If it's not possible to diet and be polite at the same time, if it's not possible to diet and be a good friend at the same time, then the diet is going to have to take a hit. Manners are more important than my jeans size. Friendships are more important than getting thin as quickly as possible. And as long as I'm not using the friendships as an excuse (meeting someone for coffee doesn't mean I have to order a venti gingerbread latte with whipped cream, much as I wish it did, Starbucks does have other options) I need to prioritise people over food control.
I think the same principle applies to parenting, to baby control. Mothering is stonkingly hard work, and requires so much of me that it's easy for me to forget that I have other responsibilities too, as a friend, as a wife, as a human being. I remember very well how it felt to be on the receiving end of maternal de-prioritisation, when my friends had kids before me. I know I don't get the balance anywhere near right, but I'm trying to remember that sometimes other people's needs have to come before my children's immediate needs, or their routine. Sometimes a friend needs me more than my children do, and I need to get in the car even though it isn't the best thing for them. I don't do this enough. I'm working on it. The world does not revolve around my children, no matter how much I love them. They need to know that they are unutterably precious to me, but they are not the centre of the universe. I struggle and fail to get this balance right. My brain hurts. My body is tired. And so:
Some days, I don't really feel like doing it
No, really. Too much effort. For both categories. And yet:
It's such a good problem to have
When the babies were tiny, we were once stuck for an hour or so without formula. I can't remember why it happened, but I will never ever forget what it felt like to look at my babies and know that I couldn't give them the food they were screaming for. I knew it was temporary, but it tore my heart in half. For too many mothers and fathers across the world, this is not a temporary problem. Too many mothers and fathers know this reality daily. For them, I suspect give us this day our daily bread is prayed with more fervour than I can muster. I know this, I've seen this sort of suffering with my own eyes, and yet I feel sorry for myself because I have too much food to feed myself and my children? I feel sorry for myself because I get too many calories in a day? I feel sorry for myself because oh, it's so hard to say no to the butter and the cream and the delicious delicious pistachio macarons? Bored, with three hours until dinner, it is hard to say no. But honestly, this is such a good problem to have.

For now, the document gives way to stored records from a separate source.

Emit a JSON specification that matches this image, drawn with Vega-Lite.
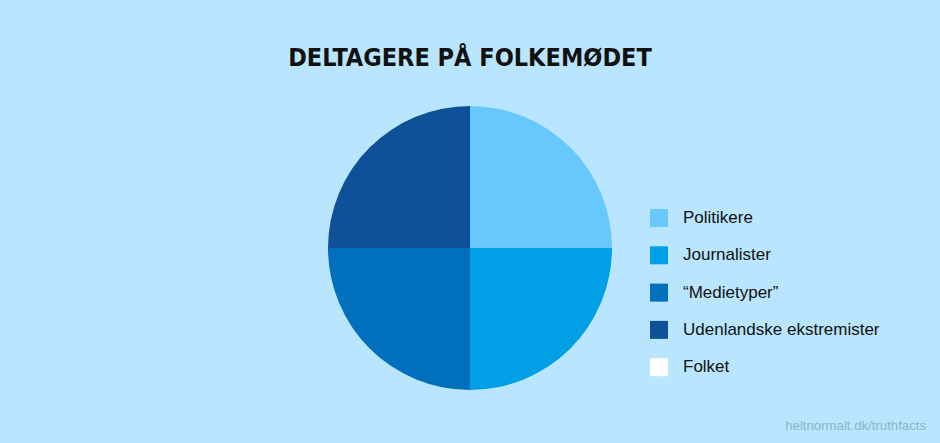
{
  "$schema": "https://vega.github.io/schema/vega-lite/v6.json",
  "autosize": "none",
  "width": 940,
  "height": 390,
  "padding": {"top": 53, "left": 0, "right": 0, "bottom": 0},
  "background": "#b9e6fe",
  "title": {
    "text": "DELTAGERE PÅ FOLKEMØDET",
    "font": "DejaVu Sans Condensed, Liberation Sans, sans-serif",
    "fontWeight": "bold",
    "fontSize": 25,
    "color": "#111111",
    "anchor": "middle",
    "offset": -17.5
  },
  "config": {"view": {"stroke": null}},
  "layer": [
    {
      "data": {
        "values": [
          {"gruppe": "Politikere", "andel": 25, "nr": 1},
          {"gruppe": "Journalister", "andel": 25, "nr": 2},
          {"gruppe": "“Medietyper”", "andel": 25, "nr": 3},
          {"gruppe": "Udenlandske ekstremister", "andel": 25, "nr": 4},
          {"gruppe": "Folket", "andel": 0, "nr": 5}
        ]
      },
      "mark": {"type": "arc", "outerRadius": 142},
      "encoding": {
        "theta": {"field": "andel", "type": "quantitative", "stack": true},
        "order": {"field": "nr", "type": "quantitative"},
        "color": {
          "field": "gruppe",
          "type": "nominal",
          "scale": {
            "domain": ["Politikere", "Journalister", "“Medietyper”", "Udenlandske ekstremister", "Folket"],
            "range": ["#66c8fc", "#009fe6", "#0070bc", "#0f5199", "#ffffff"]
          },
          "legend": {
            "title": null,
            "orient": "none",
            "legendX": 650,
            "legendY": 156,
            "symbolType": "square",
            "symbolSize": 324,
            "symbolStrokeWidth": 0,
            "symbolOpacity": 1,
            "labelFont": "Liberation Sans",
            "labelFontSize": 17,
            "labelColor": "#111111",
            "labelOffset": 15,
            "rowPadding": 19.3,
            "labelLimit": 400
          }
        }
      }
    },
    {
      "data": {"values": [{"kilde": "heltnormalt.dk/truthfacts"}]},
      "mark": {
        "type": "text",
        "align": "right",
        "baseline": "alphabetic",
        "x": {"expr": "width - 14"},
        "y": {"expr": "height - 13"},
        "font": "Liberation Sans",
        "fontSize": 13.2,
        "color": "#90b4c9"
      },
      "encoding": {"text": {"field": "kilde", "type": "nominal"}}
    }
  ]
}
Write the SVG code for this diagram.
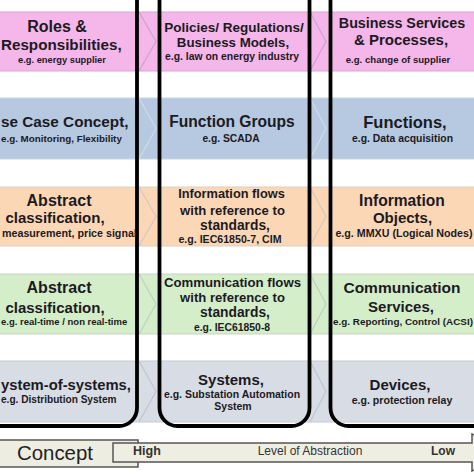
<svg xmlns="http://www.w3.org/2000/svg" width="474" height="474" viewBox="0 0 474 474">
<style>
text{font-family:"Liberation Sans",Arial,sans-serif;fill:#1c1a22;text-anchor:middle;font-weight:bold}
.band{stroke-width:1}
.chev{fill:none;stroke-width:1.2}
.col{fill:none;stroke:#000;stroke-width:3.8}
.st{text-anchor:start}
</style>
<g id="bands">
  <g id="row-business">
    <rect class="band" x="-5" y="12" width="490" height="59" fill="#f5b6ea" stroke="#d9a8d4"/>
    <polyline class="chev" points="139,12 156,41.5 139,71" stroke="#c9a4cc"/>
    <polyline class="chev" points="310,12 326,41.5 310,71" stroke="#c9a4cc"/>
  </g>
  <g id="row-function">
    <rect class="band" x="-5" y="98" width="490" height="61" fill="#b6c9e1" stroke="#c9d6e6"/>
    <polyline class="chev" points="139,98 156,128.5 139,159" stroke="#d0dbe8"/>
    <polyline class="chev" points="310,98 326,128.5 310,159" stroke="#d0dbe8"/>
  </g>
  <g id="row-information">
    <rect class="band" x="-5" y="187" width="490" height="59" fill="#fcd7b6" stroke="#d8d0c8"/>
    <polyline class="chev" points="139,187 156,216.5 139,246" stroke="#d4c8c0"/>
    <polyline class="chev" points="310,187 326,216.5 310,246" stroke="#d4c8c0"/>
  </g>
  <g id="row-communication">
    <rect class="band" x="-5" y="274" width="490" height="60" fill="#d4eeca" stroke="#c8d4c4"/>
    <polyline class="chev" points="139,274 156,304 139,334" stroke="#bfcfc0"/>
    <polyline class="chev" points="310,274 326,304 310,334" stroke="#bfcfc0"/>
  </g>
  <g id="row-component">
    <rect class="band" x="-5" y="361" width="490" height="61" fill="#d8dce5" stroke="#c6cad4"/>
    <polyline class="chev" points="139,361 156,391.5 139,422" stroke="#bfc4cf"/>
    <polyline class="chev" points="310,361 326,391.5 310,422" stroke="#bfc4cf"/>
  </g>
</g>
<g id="columns">
  <rect id="col-concept" class="col" x="-60" y="-40" width="197" height="466" rx="18"/>
  <rect id="col-mid" class="col" x="159.5" y="-40" width="150" height="466" rx="18"/>
  <rect id="col-low" class="col" x="330.5" y="-40" width="200" height="466" rx="18"/>
</g>
<g id="labels">
  <g id="n-roles">
    <text x="57" y="32" font-size="16">Roles &amp;</text>
    <text x="1" y="50" font-size="15.2" class="st">Responsibilities,</text>
    <text x="62" y="63" font-size="9.3">e.g. energy supplier</text>
  </g>
  <g id="n-policies">
    <text x="234" y="32" font-size="13.5">Policies/ Regulations/</text>
    <text x="233" y="47" font-size="13.3">Business Models,</text>
    <text x="232" y="60" font-size="10.4">e.g. law on energy industry</text>
  </g>
  <g id="n-bservices">
    <text x="402" y="28" font-size="14.3">Business Services</text>
    <text x="401" y="45" font-size="15">&amp; Processes,</text>
    <text x="398" y="63" font-size="9.6">e.g. change of supplier</text>
  </g>
  <g id="n-usecase">
    <text x="1" y="127" font-size="15.3" class="st">se Case Concept,</text>
    <text x="1" y="142" font-size="9.8" class="st">e.g. Monitoring, Flexibility</text>
  </g>
  <g id="n-fgroups">
    <text x="232" y="127" font-size="15.6">Function Groups</text>
    <text x="231" y="142" font-size="10.3">e.g. SCADA</text>
  </g>
  <g id="n-functions">
    <text x="405" y="128" font-size="16.5">Functions,</text>
    <text x="402.5" y="142" font-size="10.4">e.g. Data acquisition</text>
  </g>
  <g id="n-abstract-info">
    <text x="59" y="206" font-size="16">Abstract</text>
    <text x="55" y="223" font-size="15">classification,</text>
    <text x="2" y="237" font-size="10.7" class="st">measurement, price signal</text>
  </g>
  <g id="n-infoflows">
    <text x="231.5" y="198" font-size="12.8">Information flows</text>
    <text x="232.5" y="215" font-size="13.1">with reference to</text>
    <text x="235" y="230" font-size="13.8">standards,</text>
    <text x="230" y="243" font-size="10.6">e.g. IEC61850-7, CIM</text>
  </g>
  <g id="n-infoobjects">
    <text x="402" y="206" font-size="15.6">Information</text>
    <text x="402.5" y="223" font-size="15">Objects,</text>
    <text x="404" y="237" font-size="10.7">e.g. MMXU (Logical Nodes)</text>
  </g>
  <g id="n-abstract-comm">
    <text x="59" y="293" font-size="16">Abstract</text>
    <text x="55" y="313" font-size="15">classification,</text>
    <text x="1" y="325" font-size="9.5" class="st">e.g. real-time / non real-time</text>
  </g>
  <g id="n-commflows">
    <text x="232.5" y="287" font-size="13.2">Communication flows</text>
    <text x="232.5" y="302" font-size="13.1">with reference to</text>
    <text x="235" y="317" font-size="13.8">standards,</text>
    <text x="232" y="331" font-size="10.4">e.g. IEC61850-8</text>
  </g>
  <g id="n-commservices">
    <text x="402" y="293" font-size="15.5">Communication</text>
    <text x="401" y="312" font-size="15">Services,</text>
    <text x="403" y="325" font-size="9.9">e.g. Reporting, Control (ACSI)</text>
  </g>
  <g id="n-sos">
    <text x="1" y="390" font-size="14.8" class="st">ystem-of-systems,</text>
    <text x="1" y="403" font-size="10.1" class="st">e.g. Distribution System</text>
  </g>
  <g id="n-systems">
    <text x="231" y="385" font-size="15">Systems,</text>
    <text x="232" y="398" font-size="10.5">e.g. Substation Automation</text>
    <text x="233" y="410" font-size="10.5">System</text>
  </g>
  <g id="n-devices">
    <text x="400" y="390" font-size="15">Devices,</text>
    <text x="402" y="404" font-size="10.6">e.g. protection relay</text>
  </g>
</g>
<g id="legend">
  <rect id="concept-box" x="-5" y="440" width="143" height="27" fill="#eeede1" stroke="#555" stroke-width="1.5"/>
  <text x="55" y="460" font-size="20.4" style="font-weight:normal;fill:#222">Concept</text>
  <path id="abstraction-arrow" d="M113,443 H472 V434 L510,452.5 L472,471 V462 H113 Z" fill="#efeee3" stroke="#555" stroke-width="1.5"/>
  <text x="133" y="455" font-size="12.5" class="st" style="fill:#333">High</text>
  <text x="310" y="455" font-size="12" style="font-weight:normal;fill:#333">Level of Abstraction</text>
  <text x="443" y="455" font-size="12" style="fill:#333">Low</text>
</g>
</svg>
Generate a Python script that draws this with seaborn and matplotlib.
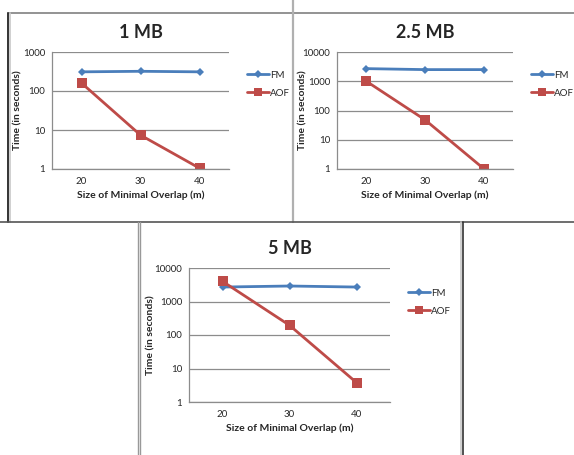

And so it is with motherhood. I know that there are so many women who are still waiting for this to become a reality, whether they are waiting for their first child to come home, or their second, or their seventh. Right now, I'm particularly thinking of those of you who are waiting for court or embassy or travel - those of you who are in that almost-but-not-yet stage of motherhood which is more painful than I can describe, which felt, when it was happening to me, more painful than I could bear. And I am painfully aware of the other mothers, too, the women who have had a child, but said goodbye. And I am reminded of how much I have been given. I longed for these children for so long, and here they are, safe and well and happy and in my arms. Right now, they are sleeping in their cots upstairs, with their heads buried in their blankets and their bottoms pointing heavenward and I could not be more thankful that they are there, that they are mine.
This job - some days it feels like too much. But I stroke their curly heads and snuggle their warm little bodies and watch them learn to say duck and car and cat and I know with all my heart that this too-much-ness is such a good problem to have. Of all the problems in the world, I am grateful to have this one.